Legal Liability and Strategies to Mitigate Risk

  1. As with flooding and wildfire risks, coastal local governments may face claims or liability for operational decisions which are carried out negligently. In the context of sea level rise, operational negligence could arise in the following scenarios:
    1. Inadequate preparedness to prevent or limit a preventable emergency;
    2. Inadequate preparedness in response to an emergency.
  2. Local governments can take steps to minimize their exposure to operational negligence claims. Beyond ensuring that infrastructure is adequate, certain legal tools can be utilized to protect local governments.
  3. One drastic strategy would be to expropriate land along the coastline and “re-naturalize” it. This would create a buffer zone where the land could be flooded without harming people, homes, or important infrastructure. Of course, the expropriation of land pursuant to Part 3, Division 3 of the Community Charter and the Expropriation Act requires that landowners be fairly compensated for their property. However, when properties cannot be protected from sea level rise in a cost effective manner, expropriation may be the best option available.
  4. Less drastically, local governments can utilize Official Community Plans and zoning bylaws to plan for sea level rise going forwards by restricting development, and creating setback requirements. Further, “No build” areas or limited use areas can be established through zoning and areas can be designated as land trusts.
  5. In established flood risk zones, covenants indemnifying and otherwise protecting local governments from the consequences of coastal hazards on new or modified buildings are a prudent option already utilized by local governments. The use of covenants ought to be expanded as the risks posed by sea level rise are better modelled and understood.
  6. As a starting point, section 56 of the Community Charter can be utilized to require an owner of land to commission a geotechnical report authored by a qualified professional when the land to be developed may be subject to flooding, erosion, or other risks.
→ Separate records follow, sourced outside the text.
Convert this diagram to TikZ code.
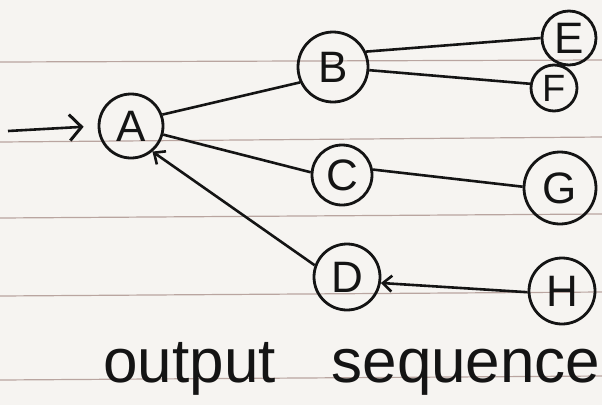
\documentclass[tikz,border=0pt]{standalone}
\usepackage{fontspec}
\setmainfont{Liberation Sans}
\usetikzlibrary{arrows.meta}
\definecolor{paper}{RGB}{246,244,241}
\definecolor{rule}{RGB}{185,165,160}
\definecolor{ink}{RGB}{20,20,20}
\tikzset{
  vert/.style={draw=ink, line width=2.8pt, circle, inner sep=0pt, text=ink,
    font=\fontsize{44}{46}\selectfont},
  edge/.style={draw=ink, line width=2.6pt},
  head/.style={-{Straight Barb[length=9pt,width=16pt,line width=2.6pt]}},
  bighead/.style={-{Straight Barb[length=12pt,width=26pt,line width=3pt]}},
  ruling/.style={draw=rule, line width=1.2pt}
}
\begin{document}
\begin{tikzpicture}[x=1pt,y=-1pt]
\fill[paper] (0,0) rectangle (602,405);
\useasboundingbox (0,0) rectangle (602,405);
% ruled lines
\draw[ruling] (0,62) -- (602,60);
\draw[ruling] (0,142) -- (602,137);
\draw[ruling] (0,218) -- (602,214);
\draw[ruling] (0,296) -- (602,292);
\draw[ruling] (0,380) -- (602,376);
% vertices
\node[vert, minimum size=64pt] (A) at (131,126) {A};
\node[vert, minimum size=70pt] (B) at (333,67) {B};
\node[vert, minimum size=54pt] (E) at (569,38) {E};
\node[vert, minimum size=46pt, font=\fontsize{38}{40}\selectfont] (F) at (554,88) {F};
\node[vert, minimum size=60pt] (C) at (342,175) {C};
\node[vert, minimum size=72pt] (G) at (560,188) {G};
\node[vert, minimum size=66pt] (D) at (347,277) {D};
\node[vert, minimum size=66pt] (H) at (562,291) {H};
% incoming arrow
\coordinate (in) at (8,131);
\draw[edge, bighead, shorten >=14pt] (in) -- (A.west);
% edges
\draw[edge] (A.20) -- (B.205);
\draw[edge] (A.-15) -- (C.175);
\draw[edge, head] (D.160) -- (A.-50);
\draw[edge] (B.25) -- (E.180);
\draw[edge] (B.-5) -- (F.170);
\draw[edge] (C.10) -- (G.178);
\draw[edge, head] (H.182) -- (D.-10);
% caption
\node[text=ink, font=\fontsize{62}{66}\selectfont, anchor=base] (cap) at (352,382) {output\hspace{0.9em}sequence};
\end{tikzpicture}
\end{document}
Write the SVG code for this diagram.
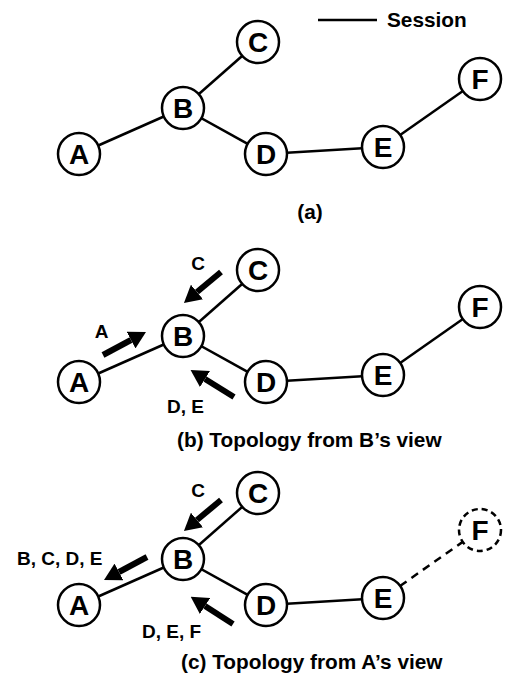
<svg xmlns="http://www.w3.org/2000/svg" width="508" height="673" viewBox="0 0 508 673">
<style>
  .edge { stroke: #000; stroke-width: 2.5; fill: none; }
  .dash { stroke-dasharray: 8 6; }
  .node circle { fill: #fff; stroke: #000; stroke-width: 2.5; }
  .node text { font-family: "Liberation Sans", Arial, sans-serif; font-weight: bold; font-size: 28px; text-anchor: middle; fill: #000; }
  .ghost circle { stroke-dasharray: 6 4; }
  .arrow { stroke: #000; stroke-width: 6; fill: none; marker-end: url(#head); }
  .lbl { font-family: "Liberation Sans", Arial, sans-serif; font-weight: bold; font-size: 19px; fill: #000; }
  .cap { font-family: "Liberation Sans", Arial, sans-serif; font-weight: bold; font-size: 20.8px; fill: #000; }
</style>
<defs>
  <marker id="head" markerUnits="userSpaceOnUse" viewBox="0 0 17 19" markerWidth="17" markerHeight="19" refX="0" refY="9.5" orient="auto">
    <path d="M0,0 L17,9.5 L0,19 Z" fill="#000"/>
  </marker>
</defs>
<rect width="508" height="673" fill="#fff"/>

<g id="legend">
  <line class="edge" x1="318" y1="20" x2="377" y2="20"/>
  <text class="cap" x="387" y="27">Session</text>
</g>

<g id="connectors">
  <!-- panel a -->
  <line class="edge" x1="79" y1="154" x2="183" y2="108"/>
  <line class="edge" x1="183" y1="108" x2="258" y2="42"/>
  <line class="edge" x1="183" y1="108" x2="266" y2="154"/>
  <line class="edge" x1="266" y1="154" x2="383" y2="147"/>
  <line class="edge" x1="383" y1="147" x2="480" y2="79"/>
  <!-- panel b -->
  <line class="edge" x1="79" y1="382" x2="183" y2="336"/>
  <line class="edge" x1="183" y1="336" x2="258" y2="270"/>
  <line class="edge" x1="183" y1="336" x2="266" y2="382"/>
  <line class="edge" x1="266" y1="382" x2="383" y2="375"/>
  <line class="edge" x1="383" y1="375" x2="480" y2="307"/>
  <!-- panel c -->
  <line class="edge" x1="79" y1="605" x2="183" y2="559"/>
  <line class="edge" x1="183" y1="559" x2="258" y2="493"/>
  <line class="edge" x1="183" y1="559" x2="266" y2="605"/>
  <line class="edge" x1="266" y1="605" x2="383" y2="598"/>
  <line class="edge dash" x1="400" y1="586" x2="464" y2="541"/>
  <!-- update arrows -->
  <line class="arrow" x1="221" y1="272" x2="197" y2="292"/>
  <line class="arrow" x1="103" y1="355" x2="131" y2="340"/>
  <line class="arrow" x1="234" y1="397" x2="205" y2="379"/>
  <line class="arrow" x1="221" y1="500" x2="197" y2="520"/>
  <line class="arrow" x1="147" y1="557" x2="119" y2="572"/>
  <line class="arrow" x1="233" y1="624" x2="205" y2="606"/>
</g>

<g id="labels">
  <text class="lbl" x="198" y="269.5" text-anchor="middle">C</text>
  <text class="lbl" x="101.5" y="337.5" text-anchor="middle">A</text>
  <text class="lbl" x="167" y="412.5">D, E</text>
  <text class="lbl" x="198" y="496.5" text-anchor="middle">C</text>
  <text class="lbl" x="17" y="565">B, C, D, E</text>
  <text class="lbl" x="142" y="638">D, E, F</text>
  <text class="cap" x="310" y="219" text-anchor="middle">(a)</text>
  <text class="cap" x="177" y="447">(b) Topology from B’s view</text>
  <text class="cap" x="181" y="669">(c) Topology from A’s view</text>
</g>

<g id="a-A" class="node"><circle cx="79" cy="154" r="21"/><text x="79" y="164">A</text></g>
<g id="a-B" class="node"><circle cx="183" cy="108" r="21"/><text x="183" y="118">B</text></g>
<g id="a-C" class="node"><circle cx="258" cy="42" r="21"/><text x="258" y="52">C</text></g>
<g id="a-D" class="node"><circle cx="266" cy="154" r="21"/><text x="266" y="164">D</text></g>
<g id="a-E" class="node"><circle cx="383" cy="147" r="21"/><text x="383" y="157">E</text></g>
<g id="a-F" class="node"><circle cx="480" cy="79" r="21"/><text x="480" y="89">F</text></g>

<g id="b-A" class="node"><circle cx="79" cy="382" r="21"/><text x="79" y="392">A</text></g>
<g id="b-B" class="node"><circle cx="183" cy="336" r="21"/><text x="183" y="346">B</text></g>
<g id="b-C" class="node"><circle cx="258" cy="270" r="21"/><text x="258" y="280">C</text></g>
<g id="b-D" class="node"><circle cx="266" cy="382" r="21"/><text x="266" y="392">D</text></g>
<g id="b-E" class="node"><circle cx="383" cy="375" r="21"/><text x="383" y="385">E</text></g>
<g id="b-F" class="node"><circle cx="480" cy="307" r="21"/><text x="480" y="317">F</text></g>

<g id="c-A" class="node"><circle cx="79" cy="605" r="21"/><text x="79" y="615">A</text></g>
<g id="c-B" class="node"><circle cx="183" cy="559" r="21"/><text x="183" y="569">B</text></g>
<g id="c-C" class="node"><circle cx="258" cy="493" r="21"/><text x="258" y="503">C</text></g>
<g id="c-D" class="node"><circle cx="266" cy="605" r="21"/><text x="266" y="615">D</text></g>
<g id="c-E" class="node"><circle cx="383" cy="598" r="21"/><text x="383" y="608">E</text></g>
<g id="c-F" class="node ghost"><circle cx="480" cy="530" r="21"/><text x="480" y="540">F</text></g>
</svg>
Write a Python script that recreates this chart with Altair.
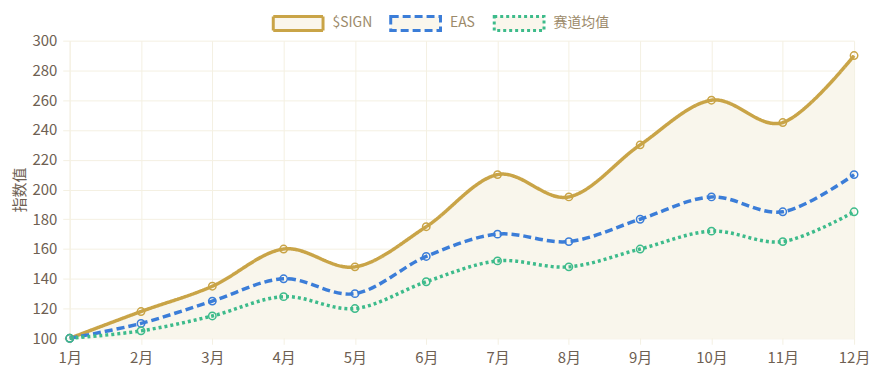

If, in the opinion of the expert, the land cannot be developed safely, then a building permit cannot be issued.
  7. If the land can be developed safely but only under certain conditions described in the report, then the owner of land must enter into a covenant with the local government agreeing to indemnify them for failing to comply with the geotechnical conditions and to only use the land for the use intended upon application. Such a covenant is registered on title pursuant to section 219 of the Land Title Act, and can contain as an appendix the geotechnical report itself.
  8. Section 219 covenants can contain language where owners assume the risks of developing on land subject to flooding. When properly drafted, covenants can effectively limit the liability of local governments. Such covenants run with the land and bind future owners to the same standard as the original owner.
  9. Ultimately, a proactive planning approach is the most cost-effective option for local governments, and reduces the risk of future litigation.

Conclusion

As climate-change related weather events increasingly affect us, changing in frequency and intensity, local governments can expect to be exposed to higher levels of litigation risk given their role in developing our cities and creating infrastructure. These risks can be mitigated by being informed about the projected consequences of climate change, developing appropriate policies and regulations, and by utilizing proactive planning strategies.